--- begin Information provided ---

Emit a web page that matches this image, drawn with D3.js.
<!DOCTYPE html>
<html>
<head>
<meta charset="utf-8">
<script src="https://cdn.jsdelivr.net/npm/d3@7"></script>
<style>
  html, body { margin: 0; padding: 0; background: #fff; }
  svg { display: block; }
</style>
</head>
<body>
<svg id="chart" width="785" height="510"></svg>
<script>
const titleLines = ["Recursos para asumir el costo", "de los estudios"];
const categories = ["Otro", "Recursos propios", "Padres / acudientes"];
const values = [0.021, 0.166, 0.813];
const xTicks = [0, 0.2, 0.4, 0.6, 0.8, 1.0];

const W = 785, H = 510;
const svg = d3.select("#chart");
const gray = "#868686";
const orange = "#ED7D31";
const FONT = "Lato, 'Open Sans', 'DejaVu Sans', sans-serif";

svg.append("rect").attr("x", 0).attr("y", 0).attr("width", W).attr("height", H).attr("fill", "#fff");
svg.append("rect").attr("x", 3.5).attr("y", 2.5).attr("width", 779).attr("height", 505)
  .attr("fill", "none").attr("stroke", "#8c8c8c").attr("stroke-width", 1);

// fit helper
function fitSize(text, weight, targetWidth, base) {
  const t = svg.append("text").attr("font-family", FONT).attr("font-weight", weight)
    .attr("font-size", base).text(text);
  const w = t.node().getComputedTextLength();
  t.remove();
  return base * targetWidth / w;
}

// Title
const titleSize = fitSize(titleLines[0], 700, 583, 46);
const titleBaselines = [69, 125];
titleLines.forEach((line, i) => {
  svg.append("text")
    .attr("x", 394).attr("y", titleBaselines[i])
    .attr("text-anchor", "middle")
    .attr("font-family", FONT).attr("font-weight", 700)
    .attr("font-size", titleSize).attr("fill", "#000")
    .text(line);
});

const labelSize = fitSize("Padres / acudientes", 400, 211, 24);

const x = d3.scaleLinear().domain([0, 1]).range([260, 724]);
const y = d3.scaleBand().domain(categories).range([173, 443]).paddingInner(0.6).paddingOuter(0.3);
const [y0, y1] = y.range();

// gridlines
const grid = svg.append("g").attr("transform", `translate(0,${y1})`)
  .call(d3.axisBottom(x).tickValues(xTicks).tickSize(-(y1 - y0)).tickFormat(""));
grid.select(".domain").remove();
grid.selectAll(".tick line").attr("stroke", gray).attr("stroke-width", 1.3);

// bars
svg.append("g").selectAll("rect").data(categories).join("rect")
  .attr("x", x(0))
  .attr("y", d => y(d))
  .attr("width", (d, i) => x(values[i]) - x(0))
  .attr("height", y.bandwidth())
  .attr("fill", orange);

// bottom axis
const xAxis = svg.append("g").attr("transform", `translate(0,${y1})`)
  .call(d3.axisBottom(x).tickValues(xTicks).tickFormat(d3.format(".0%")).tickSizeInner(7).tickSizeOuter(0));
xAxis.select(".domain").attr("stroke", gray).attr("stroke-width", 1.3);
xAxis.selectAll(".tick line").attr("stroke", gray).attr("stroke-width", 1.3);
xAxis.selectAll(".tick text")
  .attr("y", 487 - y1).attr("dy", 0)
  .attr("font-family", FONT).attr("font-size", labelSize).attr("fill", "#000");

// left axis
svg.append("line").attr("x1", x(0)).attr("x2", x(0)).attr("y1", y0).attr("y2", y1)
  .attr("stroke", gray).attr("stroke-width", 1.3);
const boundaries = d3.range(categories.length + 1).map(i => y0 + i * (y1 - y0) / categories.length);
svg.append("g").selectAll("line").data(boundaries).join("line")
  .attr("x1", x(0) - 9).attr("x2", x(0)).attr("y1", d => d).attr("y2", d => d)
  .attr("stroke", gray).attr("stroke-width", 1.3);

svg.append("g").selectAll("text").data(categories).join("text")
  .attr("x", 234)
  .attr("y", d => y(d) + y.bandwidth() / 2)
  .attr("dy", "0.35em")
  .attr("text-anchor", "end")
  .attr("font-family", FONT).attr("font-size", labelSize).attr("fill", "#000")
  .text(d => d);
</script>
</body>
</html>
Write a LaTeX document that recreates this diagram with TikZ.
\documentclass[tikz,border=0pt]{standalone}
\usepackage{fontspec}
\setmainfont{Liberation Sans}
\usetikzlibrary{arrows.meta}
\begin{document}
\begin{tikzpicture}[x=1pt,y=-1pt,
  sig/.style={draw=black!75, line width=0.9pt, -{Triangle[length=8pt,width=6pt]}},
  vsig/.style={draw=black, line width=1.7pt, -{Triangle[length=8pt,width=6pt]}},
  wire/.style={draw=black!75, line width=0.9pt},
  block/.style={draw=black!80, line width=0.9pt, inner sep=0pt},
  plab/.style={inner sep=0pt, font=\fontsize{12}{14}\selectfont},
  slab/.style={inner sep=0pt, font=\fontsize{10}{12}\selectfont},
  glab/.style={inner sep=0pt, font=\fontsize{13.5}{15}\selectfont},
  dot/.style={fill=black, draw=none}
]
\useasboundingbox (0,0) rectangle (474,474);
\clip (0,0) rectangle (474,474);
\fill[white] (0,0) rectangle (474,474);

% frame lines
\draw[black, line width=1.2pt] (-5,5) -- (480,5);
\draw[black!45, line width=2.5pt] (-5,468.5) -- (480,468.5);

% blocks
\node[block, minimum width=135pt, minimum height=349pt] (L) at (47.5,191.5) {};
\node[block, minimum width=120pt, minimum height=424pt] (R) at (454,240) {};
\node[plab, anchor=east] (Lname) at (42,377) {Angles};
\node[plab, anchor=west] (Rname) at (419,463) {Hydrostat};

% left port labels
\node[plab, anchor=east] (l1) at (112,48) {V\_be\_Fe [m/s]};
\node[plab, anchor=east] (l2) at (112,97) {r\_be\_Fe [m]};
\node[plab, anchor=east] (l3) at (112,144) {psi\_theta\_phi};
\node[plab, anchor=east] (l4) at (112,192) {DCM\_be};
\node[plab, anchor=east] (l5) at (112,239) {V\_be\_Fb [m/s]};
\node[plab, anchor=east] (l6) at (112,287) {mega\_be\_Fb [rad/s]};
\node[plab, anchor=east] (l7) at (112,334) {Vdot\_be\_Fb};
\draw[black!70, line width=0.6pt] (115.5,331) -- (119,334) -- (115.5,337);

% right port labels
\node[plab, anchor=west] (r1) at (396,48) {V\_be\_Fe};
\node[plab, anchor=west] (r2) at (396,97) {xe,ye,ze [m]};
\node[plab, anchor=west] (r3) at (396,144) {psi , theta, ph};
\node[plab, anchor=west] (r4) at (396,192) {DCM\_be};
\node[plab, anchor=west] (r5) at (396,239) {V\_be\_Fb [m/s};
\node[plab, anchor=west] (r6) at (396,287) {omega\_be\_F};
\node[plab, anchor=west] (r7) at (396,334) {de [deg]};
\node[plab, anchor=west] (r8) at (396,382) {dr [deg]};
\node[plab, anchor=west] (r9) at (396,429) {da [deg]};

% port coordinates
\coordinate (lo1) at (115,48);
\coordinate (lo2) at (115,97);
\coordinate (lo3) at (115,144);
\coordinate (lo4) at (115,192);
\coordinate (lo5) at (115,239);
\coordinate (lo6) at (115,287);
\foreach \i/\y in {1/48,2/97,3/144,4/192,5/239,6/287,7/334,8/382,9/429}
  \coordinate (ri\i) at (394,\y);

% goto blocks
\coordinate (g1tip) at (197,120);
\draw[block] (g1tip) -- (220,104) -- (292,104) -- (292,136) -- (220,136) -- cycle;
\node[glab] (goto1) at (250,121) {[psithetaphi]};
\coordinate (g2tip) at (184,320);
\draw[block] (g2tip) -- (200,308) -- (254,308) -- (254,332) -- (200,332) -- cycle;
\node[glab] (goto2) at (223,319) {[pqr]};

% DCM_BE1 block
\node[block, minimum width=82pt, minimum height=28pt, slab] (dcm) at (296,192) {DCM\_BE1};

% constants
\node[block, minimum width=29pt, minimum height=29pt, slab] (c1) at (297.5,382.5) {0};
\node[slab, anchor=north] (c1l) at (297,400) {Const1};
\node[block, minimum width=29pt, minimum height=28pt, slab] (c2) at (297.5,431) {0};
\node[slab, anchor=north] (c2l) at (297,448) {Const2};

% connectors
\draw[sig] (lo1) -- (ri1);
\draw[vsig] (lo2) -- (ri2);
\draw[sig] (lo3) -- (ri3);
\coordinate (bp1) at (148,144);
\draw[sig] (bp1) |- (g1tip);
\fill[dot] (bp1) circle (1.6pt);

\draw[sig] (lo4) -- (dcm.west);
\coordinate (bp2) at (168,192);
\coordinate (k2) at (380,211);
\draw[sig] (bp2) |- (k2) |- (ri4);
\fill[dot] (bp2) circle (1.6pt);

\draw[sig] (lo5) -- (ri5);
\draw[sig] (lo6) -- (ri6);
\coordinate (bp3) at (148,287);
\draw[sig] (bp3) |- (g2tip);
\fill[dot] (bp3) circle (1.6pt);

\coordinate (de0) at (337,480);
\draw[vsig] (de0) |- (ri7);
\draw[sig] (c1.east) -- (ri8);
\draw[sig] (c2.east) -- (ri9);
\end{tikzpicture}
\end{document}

--- end Information provided ---
--- begin Information provided ---

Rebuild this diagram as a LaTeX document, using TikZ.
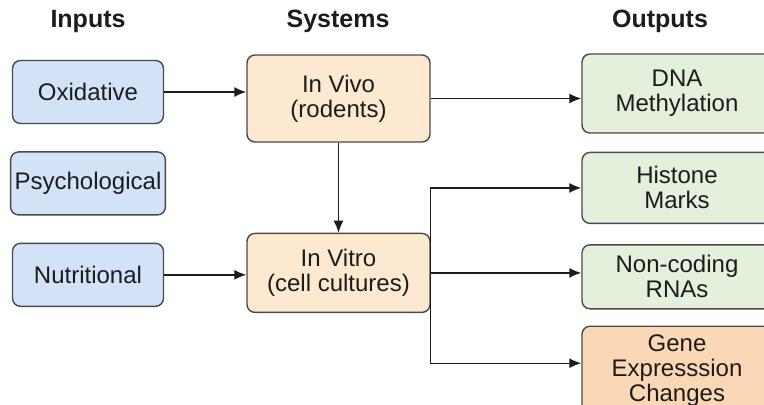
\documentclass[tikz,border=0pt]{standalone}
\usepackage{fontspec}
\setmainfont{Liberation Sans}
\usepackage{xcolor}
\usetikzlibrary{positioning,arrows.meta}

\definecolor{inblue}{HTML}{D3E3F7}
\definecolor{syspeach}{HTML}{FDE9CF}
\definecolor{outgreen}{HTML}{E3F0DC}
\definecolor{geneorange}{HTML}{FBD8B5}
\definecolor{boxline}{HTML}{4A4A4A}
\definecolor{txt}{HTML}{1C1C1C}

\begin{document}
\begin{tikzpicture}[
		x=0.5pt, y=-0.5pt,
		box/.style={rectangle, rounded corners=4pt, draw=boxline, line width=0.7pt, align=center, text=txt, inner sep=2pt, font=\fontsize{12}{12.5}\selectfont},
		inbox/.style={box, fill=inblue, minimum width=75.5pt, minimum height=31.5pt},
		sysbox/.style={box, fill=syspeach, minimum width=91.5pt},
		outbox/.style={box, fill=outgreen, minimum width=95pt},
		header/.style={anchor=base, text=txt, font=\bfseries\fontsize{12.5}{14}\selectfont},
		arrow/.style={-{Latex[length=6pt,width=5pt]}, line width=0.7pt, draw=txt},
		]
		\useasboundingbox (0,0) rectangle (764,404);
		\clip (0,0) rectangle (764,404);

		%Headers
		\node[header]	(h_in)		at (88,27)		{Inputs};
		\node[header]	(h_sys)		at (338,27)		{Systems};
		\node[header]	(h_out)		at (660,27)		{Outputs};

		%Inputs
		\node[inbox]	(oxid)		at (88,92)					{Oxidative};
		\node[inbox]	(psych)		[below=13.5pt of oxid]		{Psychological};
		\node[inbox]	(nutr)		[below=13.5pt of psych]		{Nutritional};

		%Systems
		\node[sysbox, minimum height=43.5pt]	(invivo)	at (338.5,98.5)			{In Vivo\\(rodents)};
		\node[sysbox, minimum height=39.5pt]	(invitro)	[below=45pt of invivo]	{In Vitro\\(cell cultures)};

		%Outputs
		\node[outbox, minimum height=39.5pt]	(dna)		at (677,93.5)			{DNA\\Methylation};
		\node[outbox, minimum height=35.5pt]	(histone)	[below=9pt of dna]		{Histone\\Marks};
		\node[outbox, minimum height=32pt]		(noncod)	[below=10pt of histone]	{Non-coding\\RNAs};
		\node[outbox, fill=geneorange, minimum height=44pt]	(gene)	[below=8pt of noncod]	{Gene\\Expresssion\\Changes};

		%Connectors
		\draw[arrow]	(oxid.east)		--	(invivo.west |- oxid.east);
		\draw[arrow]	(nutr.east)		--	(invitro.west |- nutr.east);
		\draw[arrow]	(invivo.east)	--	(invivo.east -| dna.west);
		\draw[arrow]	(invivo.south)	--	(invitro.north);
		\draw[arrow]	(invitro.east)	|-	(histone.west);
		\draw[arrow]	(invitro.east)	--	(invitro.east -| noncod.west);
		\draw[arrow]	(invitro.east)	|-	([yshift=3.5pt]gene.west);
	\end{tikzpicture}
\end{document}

--- end Information provided ---

## Exercise goal
How many lines in the data contain the string "that"? Respond with the number only.

## Solution
2